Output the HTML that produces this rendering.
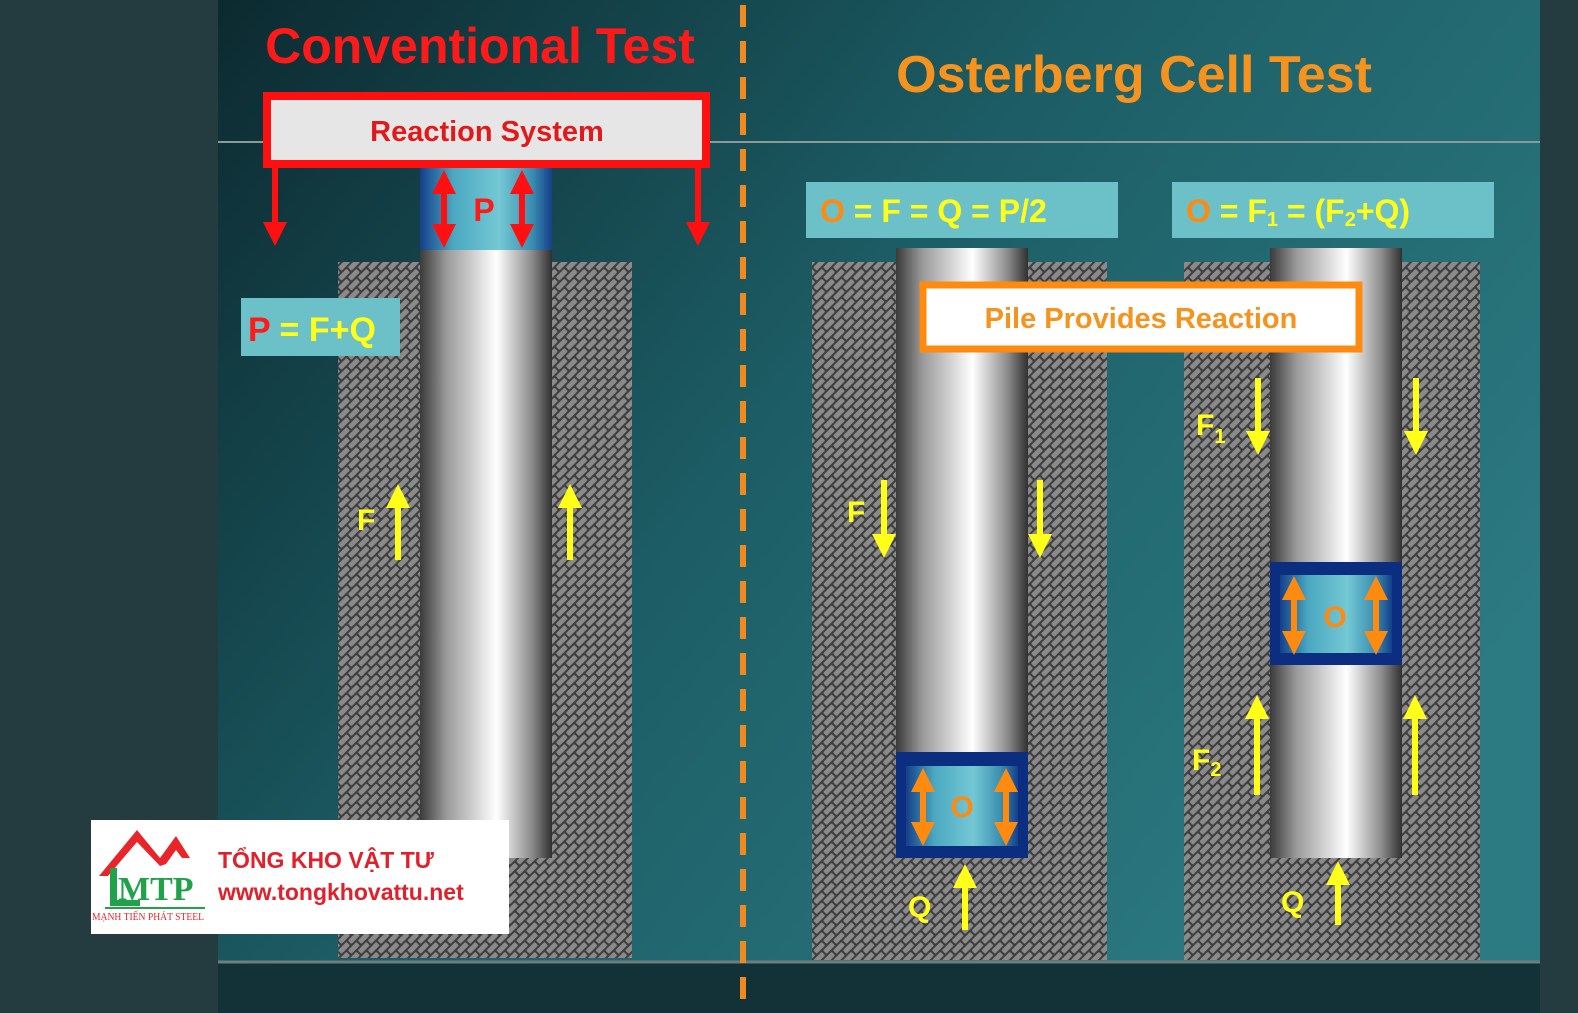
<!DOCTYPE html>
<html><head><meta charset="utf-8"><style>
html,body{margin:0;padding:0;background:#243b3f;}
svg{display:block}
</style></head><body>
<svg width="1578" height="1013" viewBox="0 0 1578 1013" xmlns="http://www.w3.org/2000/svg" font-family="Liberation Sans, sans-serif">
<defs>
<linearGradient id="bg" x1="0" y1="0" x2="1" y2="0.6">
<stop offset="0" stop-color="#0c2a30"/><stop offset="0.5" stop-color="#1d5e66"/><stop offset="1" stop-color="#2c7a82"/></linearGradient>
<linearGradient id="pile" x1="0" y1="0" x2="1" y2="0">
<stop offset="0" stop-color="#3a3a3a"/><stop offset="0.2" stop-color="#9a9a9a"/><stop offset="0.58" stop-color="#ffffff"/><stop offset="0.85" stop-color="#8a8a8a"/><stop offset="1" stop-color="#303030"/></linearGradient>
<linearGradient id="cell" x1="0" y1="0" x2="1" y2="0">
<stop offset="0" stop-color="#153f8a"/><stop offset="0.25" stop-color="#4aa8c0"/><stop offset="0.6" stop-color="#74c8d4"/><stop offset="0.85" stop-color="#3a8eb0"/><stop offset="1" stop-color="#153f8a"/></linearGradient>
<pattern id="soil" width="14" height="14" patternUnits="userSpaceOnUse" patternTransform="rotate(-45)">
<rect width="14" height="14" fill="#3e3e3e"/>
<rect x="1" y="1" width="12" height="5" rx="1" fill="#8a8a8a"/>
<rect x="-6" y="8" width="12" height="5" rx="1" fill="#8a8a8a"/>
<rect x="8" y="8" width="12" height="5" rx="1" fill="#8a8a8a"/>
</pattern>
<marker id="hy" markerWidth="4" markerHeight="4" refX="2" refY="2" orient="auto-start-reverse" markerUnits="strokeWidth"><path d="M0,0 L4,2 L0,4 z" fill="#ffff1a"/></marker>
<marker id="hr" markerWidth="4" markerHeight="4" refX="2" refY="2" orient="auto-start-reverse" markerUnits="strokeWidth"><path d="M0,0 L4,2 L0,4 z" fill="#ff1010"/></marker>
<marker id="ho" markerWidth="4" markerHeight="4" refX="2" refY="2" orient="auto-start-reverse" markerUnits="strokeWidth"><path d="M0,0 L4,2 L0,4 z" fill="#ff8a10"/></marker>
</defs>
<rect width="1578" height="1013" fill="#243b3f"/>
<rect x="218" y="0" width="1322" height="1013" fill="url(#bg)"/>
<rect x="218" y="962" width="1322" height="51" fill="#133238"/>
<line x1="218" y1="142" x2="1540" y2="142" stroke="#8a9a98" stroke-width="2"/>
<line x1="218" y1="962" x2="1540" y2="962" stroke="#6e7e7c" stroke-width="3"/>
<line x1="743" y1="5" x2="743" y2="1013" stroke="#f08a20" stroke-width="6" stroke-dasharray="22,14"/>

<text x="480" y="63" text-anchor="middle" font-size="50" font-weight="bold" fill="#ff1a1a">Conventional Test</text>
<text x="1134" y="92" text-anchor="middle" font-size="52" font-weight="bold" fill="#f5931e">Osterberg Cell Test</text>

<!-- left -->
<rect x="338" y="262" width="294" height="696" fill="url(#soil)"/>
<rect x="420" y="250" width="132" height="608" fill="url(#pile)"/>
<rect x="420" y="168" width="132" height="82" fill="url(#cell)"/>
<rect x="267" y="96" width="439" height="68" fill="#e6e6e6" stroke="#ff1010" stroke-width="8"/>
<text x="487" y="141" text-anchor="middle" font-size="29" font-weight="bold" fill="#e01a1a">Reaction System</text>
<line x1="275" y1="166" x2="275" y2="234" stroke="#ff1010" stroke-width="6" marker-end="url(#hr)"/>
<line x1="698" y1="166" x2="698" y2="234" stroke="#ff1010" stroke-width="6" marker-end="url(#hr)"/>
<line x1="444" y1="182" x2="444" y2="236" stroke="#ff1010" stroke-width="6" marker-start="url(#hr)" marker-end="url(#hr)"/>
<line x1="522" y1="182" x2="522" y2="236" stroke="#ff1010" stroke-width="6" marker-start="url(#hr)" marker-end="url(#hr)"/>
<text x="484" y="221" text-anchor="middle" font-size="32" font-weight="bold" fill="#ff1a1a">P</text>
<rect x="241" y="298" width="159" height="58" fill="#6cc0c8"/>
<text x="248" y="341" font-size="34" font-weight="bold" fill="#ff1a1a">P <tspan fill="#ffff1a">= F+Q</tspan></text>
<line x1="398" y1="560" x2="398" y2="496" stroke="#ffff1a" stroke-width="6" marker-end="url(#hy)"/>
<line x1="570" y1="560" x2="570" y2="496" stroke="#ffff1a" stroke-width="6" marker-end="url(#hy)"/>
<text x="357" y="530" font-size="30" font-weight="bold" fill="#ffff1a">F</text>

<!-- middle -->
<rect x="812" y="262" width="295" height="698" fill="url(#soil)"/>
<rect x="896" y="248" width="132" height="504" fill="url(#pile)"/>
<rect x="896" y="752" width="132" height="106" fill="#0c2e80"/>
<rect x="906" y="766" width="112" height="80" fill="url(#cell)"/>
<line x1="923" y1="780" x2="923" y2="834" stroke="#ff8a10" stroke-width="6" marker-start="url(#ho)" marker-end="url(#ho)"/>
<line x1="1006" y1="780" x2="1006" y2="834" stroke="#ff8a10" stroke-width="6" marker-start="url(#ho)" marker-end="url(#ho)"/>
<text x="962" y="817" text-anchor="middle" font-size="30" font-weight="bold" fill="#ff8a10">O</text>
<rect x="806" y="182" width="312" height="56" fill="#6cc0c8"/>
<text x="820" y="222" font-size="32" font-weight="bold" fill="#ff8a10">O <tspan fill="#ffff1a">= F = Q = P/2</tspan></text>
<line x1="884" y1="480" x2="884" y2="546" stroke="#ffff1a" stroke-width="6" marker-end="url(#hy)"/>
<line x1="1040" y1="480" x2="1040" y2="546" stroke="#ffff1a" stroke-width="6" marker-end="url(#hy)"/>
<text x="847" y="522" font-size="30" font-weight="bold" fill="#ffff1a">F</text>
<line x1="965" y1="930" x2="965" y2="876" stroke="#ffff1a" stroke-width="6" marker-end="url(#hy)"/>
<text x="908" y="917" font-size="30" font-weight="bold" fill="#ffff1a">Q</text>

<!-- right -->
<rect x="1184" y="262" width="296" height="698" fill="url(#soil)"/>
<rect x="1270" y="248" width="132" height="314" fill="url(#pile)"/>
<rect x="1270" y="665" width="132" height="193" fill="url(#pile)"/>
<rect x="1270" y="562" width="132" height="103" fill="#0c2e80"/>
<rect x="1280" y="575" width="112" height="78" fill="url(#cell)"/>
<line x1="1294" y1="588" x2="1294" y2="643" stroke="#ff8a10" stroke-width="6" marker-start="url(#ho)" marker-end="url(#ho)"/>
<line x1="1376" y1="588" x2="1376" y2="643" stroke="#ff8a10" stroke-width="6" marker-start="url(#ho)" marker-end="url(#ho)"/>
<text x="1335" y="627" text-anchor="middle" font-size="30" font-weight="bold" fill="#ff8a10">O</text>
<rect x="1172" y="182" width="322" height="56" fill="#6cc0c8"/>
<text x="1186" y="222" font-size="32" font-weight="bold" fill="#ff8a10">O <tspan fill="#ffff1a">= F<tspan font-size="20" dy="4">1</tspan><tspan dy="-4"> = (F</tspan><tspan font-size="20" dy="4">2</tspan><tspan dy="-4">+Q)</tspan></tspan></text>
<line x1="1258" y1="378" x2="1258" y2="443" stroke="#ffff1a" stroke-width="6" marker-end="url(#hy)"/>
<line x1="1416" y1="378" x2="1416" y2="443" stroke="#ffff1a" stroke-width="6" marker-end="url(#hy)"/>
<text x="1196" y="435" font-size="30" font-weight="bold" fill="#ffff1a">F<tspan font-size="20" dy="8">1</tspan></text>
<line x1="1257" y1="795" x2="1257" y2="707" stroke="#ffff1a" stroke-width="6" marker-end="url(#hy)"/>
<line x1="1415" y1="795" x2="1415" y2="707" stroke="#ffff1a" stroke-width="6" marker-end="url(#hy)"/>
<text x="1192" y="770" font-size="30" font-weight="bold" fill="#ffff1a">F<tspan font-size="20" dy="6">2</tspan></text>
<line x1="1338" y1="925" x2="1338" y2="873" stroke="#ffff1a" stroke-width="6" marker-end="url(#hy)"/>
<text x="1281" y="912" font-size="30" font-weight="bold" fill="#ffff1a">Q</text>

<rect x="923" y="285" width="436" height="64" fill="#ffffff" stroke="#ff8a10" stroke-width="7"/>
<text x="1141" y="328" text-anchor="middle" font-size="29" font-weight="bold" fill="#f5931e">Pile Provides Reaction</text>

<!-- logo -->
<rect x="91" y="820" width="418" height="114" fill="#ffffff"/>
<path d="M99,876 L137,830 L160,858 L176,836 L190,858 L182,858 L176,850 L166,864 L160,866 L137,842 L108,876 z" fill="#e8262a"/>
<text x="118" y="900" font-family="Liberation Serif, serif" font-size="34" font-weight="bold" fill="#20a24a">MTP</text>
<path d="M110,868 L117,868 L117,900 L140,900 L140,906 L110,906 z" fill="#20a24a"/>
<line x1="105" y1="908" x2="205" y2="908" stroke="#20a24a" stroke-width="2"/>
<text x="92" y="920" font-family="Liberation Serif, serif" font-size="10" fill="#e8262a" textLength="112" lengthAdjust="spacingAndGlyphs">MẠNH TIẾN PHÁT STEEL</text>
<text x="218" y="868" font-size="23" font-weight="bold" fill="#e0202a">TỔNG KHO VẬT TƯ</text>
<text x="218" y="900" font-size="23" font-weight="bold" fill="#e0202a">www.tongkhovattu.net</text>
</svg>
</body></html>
•••••
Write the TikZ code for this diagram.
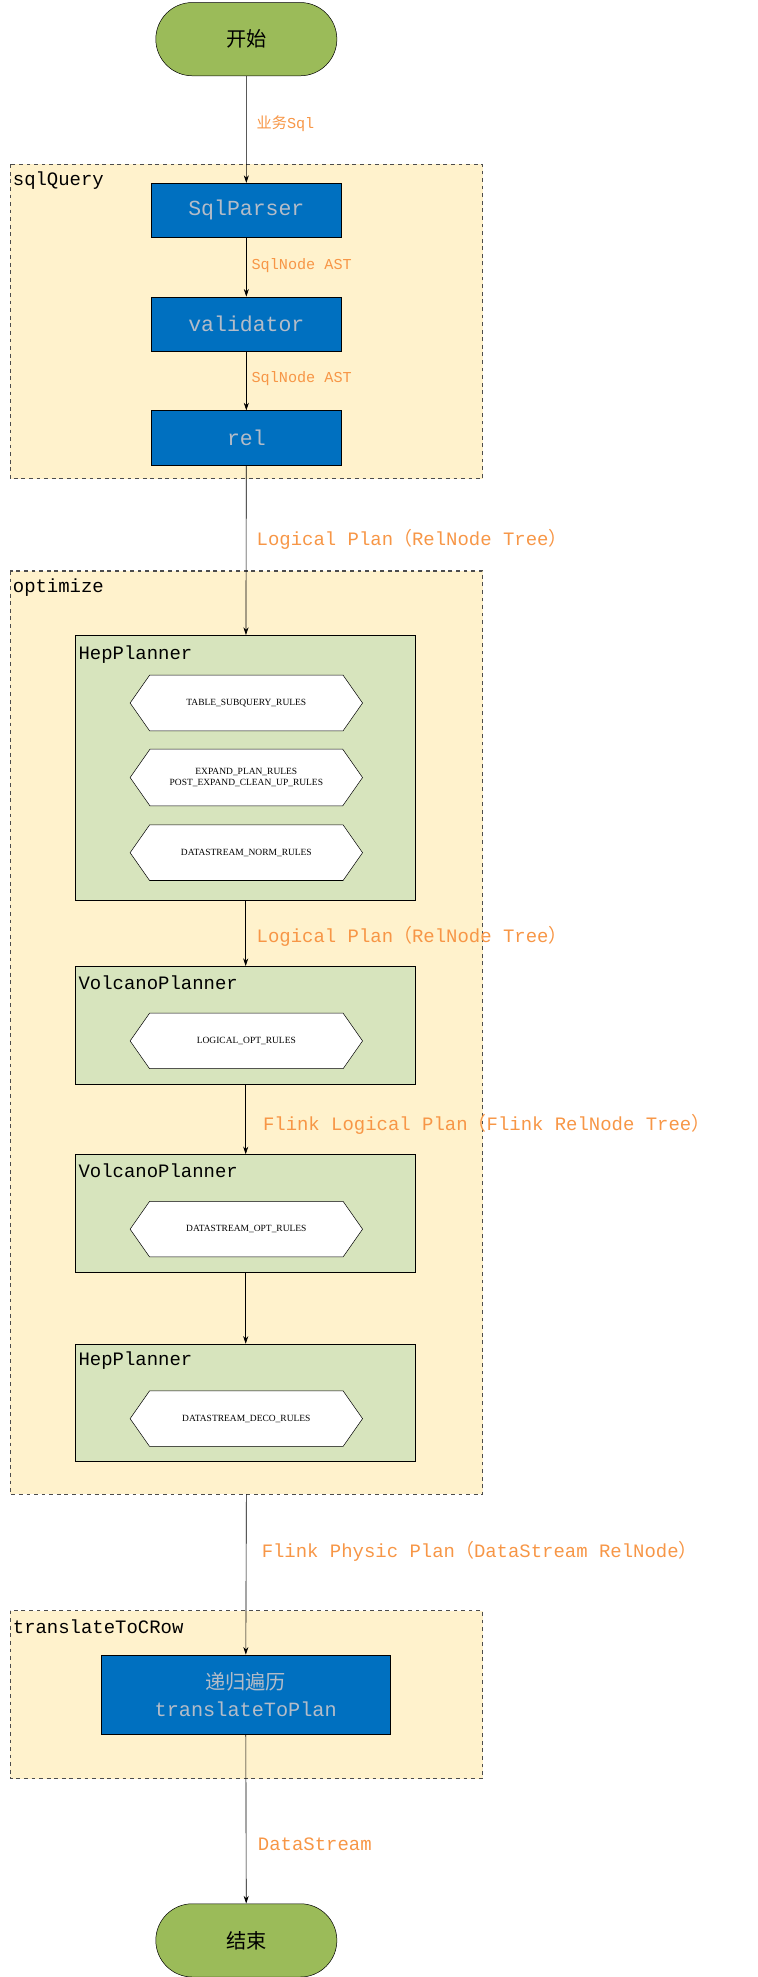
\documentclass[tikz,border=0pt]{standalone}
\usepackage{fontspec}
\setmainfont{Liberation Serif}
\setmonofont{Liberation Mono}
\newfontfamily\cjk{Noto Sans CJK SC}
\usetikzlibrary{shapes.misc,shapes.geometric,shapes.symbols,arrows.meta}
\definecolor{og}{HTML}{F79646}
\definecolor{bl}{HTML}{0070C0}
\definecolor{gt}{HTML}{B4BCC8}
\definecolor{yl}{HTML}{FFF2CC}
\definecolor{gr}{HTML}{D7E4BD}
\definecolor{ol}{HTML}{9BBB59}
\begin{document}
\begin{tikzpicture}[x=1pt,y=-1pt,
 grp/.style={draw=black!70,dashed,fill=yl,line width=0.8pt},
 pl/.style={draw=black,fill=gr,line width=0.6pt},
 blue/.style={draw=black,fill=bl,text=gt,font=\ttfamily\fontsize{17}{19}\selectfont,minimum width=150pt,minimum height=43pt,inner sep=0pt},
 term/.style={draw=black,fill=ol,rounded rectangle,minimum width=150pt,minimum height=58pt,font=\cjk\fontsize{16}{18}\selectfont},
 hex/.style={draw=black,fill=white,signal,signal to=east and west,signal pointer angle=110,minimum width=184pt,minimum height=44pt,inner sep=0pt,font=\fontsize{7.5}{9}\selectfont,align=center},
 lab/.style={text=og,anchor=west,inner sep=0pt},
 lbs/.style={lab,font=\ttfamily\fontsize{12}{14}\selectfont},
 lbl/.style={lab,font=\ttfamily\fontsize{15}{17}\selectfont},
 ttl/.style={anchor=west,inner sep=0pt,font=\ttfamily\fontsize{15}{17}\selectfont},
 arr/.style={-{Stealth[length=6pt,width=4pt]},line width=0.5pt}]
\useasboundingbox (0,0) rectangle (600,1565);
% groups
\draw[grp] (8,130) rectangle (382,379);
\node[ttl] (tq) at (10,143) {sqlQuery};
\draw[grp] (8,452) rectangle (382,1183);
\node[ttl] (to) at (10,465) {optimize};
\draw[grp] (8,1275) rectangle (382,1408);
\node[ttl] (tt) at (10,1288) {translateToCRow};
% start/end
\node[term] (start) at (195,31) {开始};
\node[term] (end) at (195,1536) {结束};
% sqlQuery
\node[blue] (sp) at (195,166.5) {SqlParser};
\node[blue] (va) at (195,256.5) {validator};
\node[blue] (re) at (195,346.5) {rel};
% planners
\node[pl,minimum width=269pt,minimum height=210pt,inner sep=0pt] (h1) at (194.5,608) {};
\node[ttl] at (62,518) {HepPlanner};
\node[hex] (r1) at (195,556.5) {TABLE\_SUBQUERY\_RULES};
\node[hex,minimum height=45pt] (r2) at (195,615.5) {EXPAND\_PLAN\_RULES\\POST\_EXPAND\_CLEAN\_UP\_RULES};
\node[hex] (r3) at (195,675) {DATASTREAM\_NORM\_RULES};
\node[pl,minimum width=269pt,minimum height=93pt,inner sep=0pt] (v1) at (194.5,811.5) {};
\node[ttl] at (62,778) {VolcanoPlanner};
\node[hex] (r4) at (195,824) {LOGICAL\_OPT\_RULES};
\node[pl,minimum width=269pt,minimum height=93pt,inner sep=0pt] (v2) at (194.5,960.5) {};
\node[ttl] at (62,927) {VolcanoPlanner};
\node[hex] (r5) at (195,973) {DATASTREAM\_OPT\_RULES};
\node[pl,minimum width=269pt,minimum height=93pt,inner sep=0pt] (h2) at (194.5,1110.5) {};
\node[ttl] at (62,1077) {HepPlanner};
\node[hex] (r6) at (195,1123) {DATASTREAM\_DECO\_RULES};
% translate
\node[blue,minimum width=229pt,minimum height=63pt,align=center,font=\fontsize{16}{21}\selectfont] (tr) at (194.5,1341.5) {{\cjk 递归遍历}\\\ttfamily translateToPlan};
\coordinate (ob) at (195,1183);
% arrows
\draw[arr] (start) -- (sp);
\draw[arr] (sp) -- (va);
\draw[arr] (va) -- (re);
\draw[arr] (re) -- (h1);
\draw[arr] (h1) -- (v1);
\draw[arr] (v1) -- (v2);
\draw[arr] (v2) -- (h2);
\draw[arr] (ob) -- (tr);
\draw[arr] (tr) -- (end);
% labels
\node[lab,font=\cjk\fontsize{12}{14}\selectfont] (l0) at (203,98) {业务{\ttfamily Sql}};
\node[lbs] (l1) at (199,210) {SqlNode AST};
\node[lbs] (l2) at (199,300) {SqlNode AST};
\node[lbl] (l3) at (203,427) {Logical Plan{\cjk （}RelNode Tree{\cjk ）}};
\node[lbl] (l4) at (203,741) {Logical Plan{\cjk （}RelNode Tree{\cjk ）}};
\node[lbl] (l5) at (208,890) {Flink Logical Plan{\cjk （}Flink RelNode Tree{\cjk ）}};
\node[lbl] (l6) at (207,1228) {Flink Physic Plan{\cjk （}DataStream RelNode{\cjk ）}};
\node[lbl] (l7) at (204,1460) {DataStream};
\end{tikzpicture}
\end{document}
•••••
Set out every line from the material that contains the string "this".

Output the HTML that produces this rendering.
Write the TikZ code for this diagram.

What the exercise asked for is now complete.